Consumers could spot Puriti jars easily on the shelves, protected by 11 built-in security measures, including anti-tampering, with each jar laser-etched with a keyword or reference unique to every production batch.

"We think this will help re-ignite the demand for pure New Zealand manuka honey as it gives certainty and surety to customers, de-mystifying it," he says.

However, the New Zealand industry was also facing challenges from other countries, principally Australia. Our near neighbours have 160 different species of tea-tree which Boot says were previously known as "jelly bush".

"Now the Australians have decided to re-name their jelly bush honey and call it manuka, trying to ride on our coat tails. The problem is that we have basically only one species of tea-tree (manuka) and the chemical and DNA properties of what makes manuka honey comes from that – and that is what the MPI and our more rigorous tests are based on.

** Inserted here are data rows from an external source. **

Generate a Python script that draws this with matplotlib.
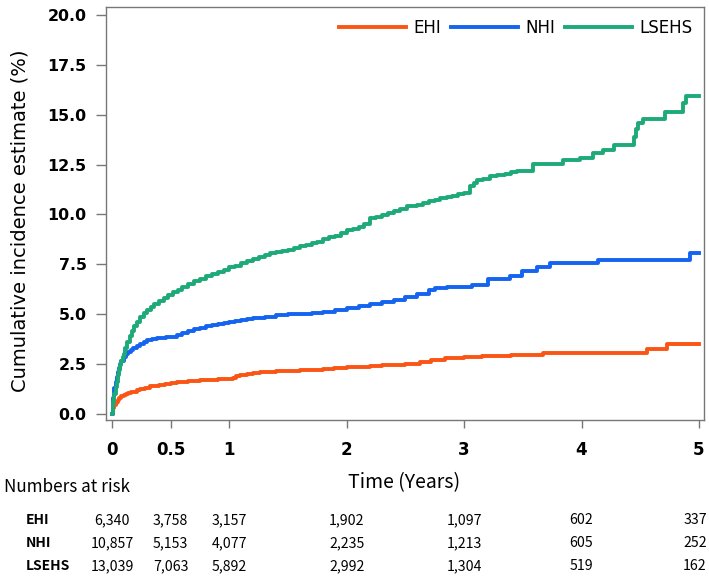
#!/usr/bin/env python3
"""
Cumulative incidence curves with numbers-at-risk table
"""
import matplotlib
matplotlib.use("Agg")
import matplotlib.pyplot as plt
import matplotlib.transforms as mtransforms

# Curve data (years, cumulative incidence %)
ehi_t = [0, 0.005, 0.01, 0.02, 0.03, 0.04, 0.05, 0.06, 0.08, 0.1, 0.12,
         0.14, 0.16, 0.18, 0.21, 0.24, 0.28, 0.32, 0.36, 0.4, 0.45, 0.5,
         0.55, 0.6, 0.65, 0.7, 0.75, 0.8, 0.9, 1.0, 1.03, 1.06, 1.09, 1.15,
         1.2, 1.26, 1.32, 1.4, 1.5, 1.6, 1.7, 1.8, 1.89, 2.0, 2.1, 2.2, 2.3,
         2.4, 2.5, 2.62, 2.72, 2.84, 3.0, 3.15, 3.4, 3.67, 4.56, 4.73, 5.0]
ehi_v = [0, 0.15, 0.3, 0.45, 0.55, 0.62, 0.7, 0.78, 0.88, 0.95, 1.0,
         1.05, 1.1, 1.12, 1.18, 1.25, 1.32, 1.38, 1.42, 1.47, 1.52, 1.56,
         1.6, 1.62, 1.65, 1.67, 1.7, 1.72, 1.74, 1.76, 1.82, 1.9, 1.97, 2.02,
         2.05, 2.1, 2.12, 2.15, 2.18, 2.2, 2.23, 2.26, 2.29, 2.35, 2.38, 2.4,
         2.45, 2.48, 2.52, 2.62, 2.7, 2.79, 2.84, 2.91, 2.98, 3.04, 3.24,
         3.5, 3.5]

nhi_t = [0, 0.005, 0.01, 0.015, 0.02, 0.03, 0.04, 0.05, 0.06, 0.07, 0.08,
         0.1, 0.12, 0.14, 0.16, 0.18, 0.21, 0.24, 0.27, 0.3, 0.34, 0.38,
         0.42, 0.46, 0.5, 0.55, 0.6, 0.65, 0.7, 0.75, 0.8, 0.85, 0.9, 0.95,
         1.0, 1.05, 1.1, 1.15, 1.2, 1.3, 1.4, 1.5, 1.6, 1.7, 1.8, 1.9, 2.0,
         2.1, 2.2, 2.3, 2.4, 2.5, 2.6, 2.7, 2.75, 2.85, 3.07, 3.2, 3.39,
         3.49, 3.62, 3.73, 4.14, 4.92, 5.0]
nhi_v = [0, 0.4, 0.8, 1.1, 1.3, 1.6, 1.85, 2.1, 2.3, 2.5, 2.65,
         2.85, 3.0, 3.1, 3.2, 3.3, 3.4, 3.5, 3.6, 3.7, 3.75, 3.8,
         3.82, 3.85, 3.87, 3.95, 4.05, 4.15, 4.25, 4.33, 4.4, 4.45, 4.5,
         4.55, 4.6, 4.65, 4.7, 4.75, 4.8, 4.88, 4.95, 5.0, 5.03, 5.07, 5.12,
         5.2, 5.3, 5.42, 5.5, 5.6, 5.7, 5.85, 6.0, 6.2, 6.3, 6.35, 6.47,
         6.75, 6.92, 7.17, 7.38, 7.55, 7.72, 8.05, 8.05]

lsehs_t = [0, 0.005, 0.01, 0.015, 0.02, 0.03, 0.04, 0.05, 0.06, 0.07, 0.08,
           0.09, 0.1, 0.115, 0.13, 0.15, 0.17, 0.19, 0.21, 0.24, 0.27, 0.3,
           0.33, 0.36, 0.4, 0.44, 0.48, 0.52, 0.56, 0.6, 0.65, 0.7, 0.75,
           0.8, 0.85, 0.9, 0.95, 1.0, 1.05, 1.1, 1.15, 1.2, 1.25, 1.3, 1.35,
           1.4, 1.45, 1.5, 1.55, 1.6, 1.65, 1.7, 1.75, 1.8, 1.85, 1.9, 1.95,
           2.0, 2.05, 2.1, 2.15, 2.2, 2.25, 2.3, 2.35, 2.4, 2.45, 2.51, 2.6,
           2.65, 2.7, 2.75, 2.79, 2.85, 2.9, 2.95, 3.0, 3.05, 3.08, 3.11,
           3.16, 3.22, 3.28, 3.35, 3.4, 3.45, 3.59, 3.84, 3.99, 4.1, 4.18,
           4.28, 4.45, 4.46, 4.48, 4.52, 4.71, 4.86, 4.89, 5.0]
lsehs_v = [0, 0.3, 0.6, 0.8, 1.0, 1.35, 1.6, 1.95, 2.2, 2.45, 2.65,
           2.85, 3.0, 3.3, 3.6, 3.9, 4.15, 4.4, 4.6, 4.85, 5.05, 5.2,
           5.35, 5.5, 5.65, 5.8, 5.95, 6.1, 6.2, 6.35, 6.5, 6.65, 6.78,
           6.9, 7.0, 7.1, 7.22, 7.35, 7.42, 7.55, 7.65, 7.75, 7.85, 7.95,
           8.05, 8.1, 8.15, 8.22, 8.3, 8.4, 8.48, 8.55, 8.62, 8.75, 8.85,
           8.92, 9.05, 9.2, 9.25, 9.35, 9.5, 9.8, 9.85, 9.95, 10.1, 10.2,
           10.3, 10.43, 10.5, 10.6, 10.7, 10.75, 10.83, 10.9, 10.95, 11.05,
           11.1, 11.45, 11.6, 11.73, 11.8, 11.93, 12.0, 12.05, 12.12, 12.2,
           12.52, 12.72, 12.85, 13.07, 13.23, 13.47, 13.9, 14.3, 14.57,
           14.77, 15.14, 15.57, 15.95, 15.95]

# Numbers at risk table
risk_times = [0, 0.5, 1, 2, 3, 4, 5]
risk_groups = ["EHI", "NHI", "LSEHS"]
risk_ehi = ["6,340", "3,758", "3,157", "1,902", "1,097", "602", "337"]
risk_nhi = ["10,857", "5,153", "4,077", "2,235", "1,213", "605", "252"]
risk_lsehs = ["13,039", "7,063", "5,892", "2,992", "1,304", "519", "162"]

xticks = [0, 0.5, 1, 2, 3, 4, 5]
xtick_labels = ["0", "0.5", "1", "2", "3", "4", "5"]
yticks = [0, 2.5, 5, 7.5, 10, 12.5, 15, 17.5, 20]

COLORS = {"EHI": "#fa5514", "NHI": "#1464f0", "LSEHS": "#1daa78"}
CJK = ["Noto Sans CJK JP", "DejaVu Sans"]


def main():
    plt.rcParams['font.family'] = ["DejaVu Sans"]
    fig = plt.figure(figsize=(7.09, 5.76), dpi=100)
    ax = fig.add_axes([106 / 709, 1 - 420 / 576, 598 / 709, 413 / 576])

    ax.plot(ehi_t, ehi_v, drawstyle="steps-post", color=COLORS["EHI"],
            lw=2.8, label="EHI")
    ax.plot(nhi_t, nhi_v, drawstyle="steps-post", color=COLORS["NHI"],
            lw=2.8, label="NHI")
    ax.plot(lsehs_t, lsehs_v, drawstyle="steps-post", color=COLORS["LSEHS"],
            lw=2.8, label="LSEHS")

    ax.set_xlim(-0.051, 5.043)
    ax.set_ylim(-0.3, 20.4)
    ax.set_yticks(yticks)
    ax.set_yticklabels(["%.1f" % y for y in yticks], fontweight="bold",
                       fontsize=11.4)
    ax.set_xticks(xticks)
    ax.set_xticklabels(xtick_labels, fontweight="bold", fontsize=12)
    ax.tick_params(axis="y", length=7, width=1, color="#777777", pad=7)
    ax.tick_params(axis="x", length=6, width=1, color="#777777", pad=9)
    for sp in ax.spines.values():
        sp.set_color("#777777")
        sp.set_linewidth(1)

    ax.legend(loc="upper right", ncol=3, frameon=False, fontsize=12,
              handlelength=4.0, handletextpad=0.45, columnspacing=0.6,
              borderaxespad=0.3, bbox_to_anchor=(1.0, 1.0))

    fig.text(20 / 709, 1 - 221 / 576, "Cumulative incidence estimate (%)",
             rotation=90, ha="center", va="center", fontsize=14)

    # Numbers at risk
    trans = mtransforms.blended_transform_factory(ax.transData,
                                                  fig.transFigure)
    # last column sits at the figure edge, nudge it in a few pixels
    trans_last = mtransforms.offset_copy(trans, fig=fig, x=-4, units="dots")
    fig.text(4 / 709, 1 - 487 / 576, "Numbers at risk", ha="left",
             va="center", fontsize=12.3, family=CJK)
    fig.text(404 / 709, 1 - 483 / 576, "Time (Years)", ha="center",
             va="center", fontsize=14, family=CJK)
    row_y = [520, 543, 566]
    rows = [risk_ehi, risk_nhi, risk_lsehs]
    for name, vals, py in zip(risk_groups, rows, row_y):
        fig.text(26 / 709, 1 - py / 576, name, ha="left", va="center",
                 fontsize=10, fontweight="bold", family=CJK)
        for t, v in zip(risk_times, vals):
            tr = trans_last if t == risk_times[-1] else trans
            ax.text(t, 1 - py / 576, v, transform=tr, ha="center",
                    va="center", fontsize=10.2, family=CJK)

    fig.savefig("out.png", dpi=100)


if __name__ == "__main__":
    main()
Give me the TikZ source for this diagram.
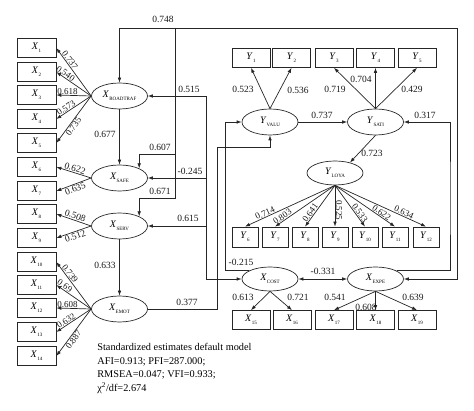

"We have even found that, if you move a manuka tree from one part of the North Island to another, it changes the strength and qualities of the honey. It is not as simple as taking seedlings from New Zealand and re-planting in another country – that does not qualify as manuka honey either.

"Real manuka honey is a product of New Zealand land evolving over millennia, the soil, climate, and how the tree interacts symbiotically with the bees and how they react to the nectar."

Which was why, he says, the industry and government need to align further to take manuka honey into champagne and scotch whiskey territory and not just be satisfied with smaller, short-term gain.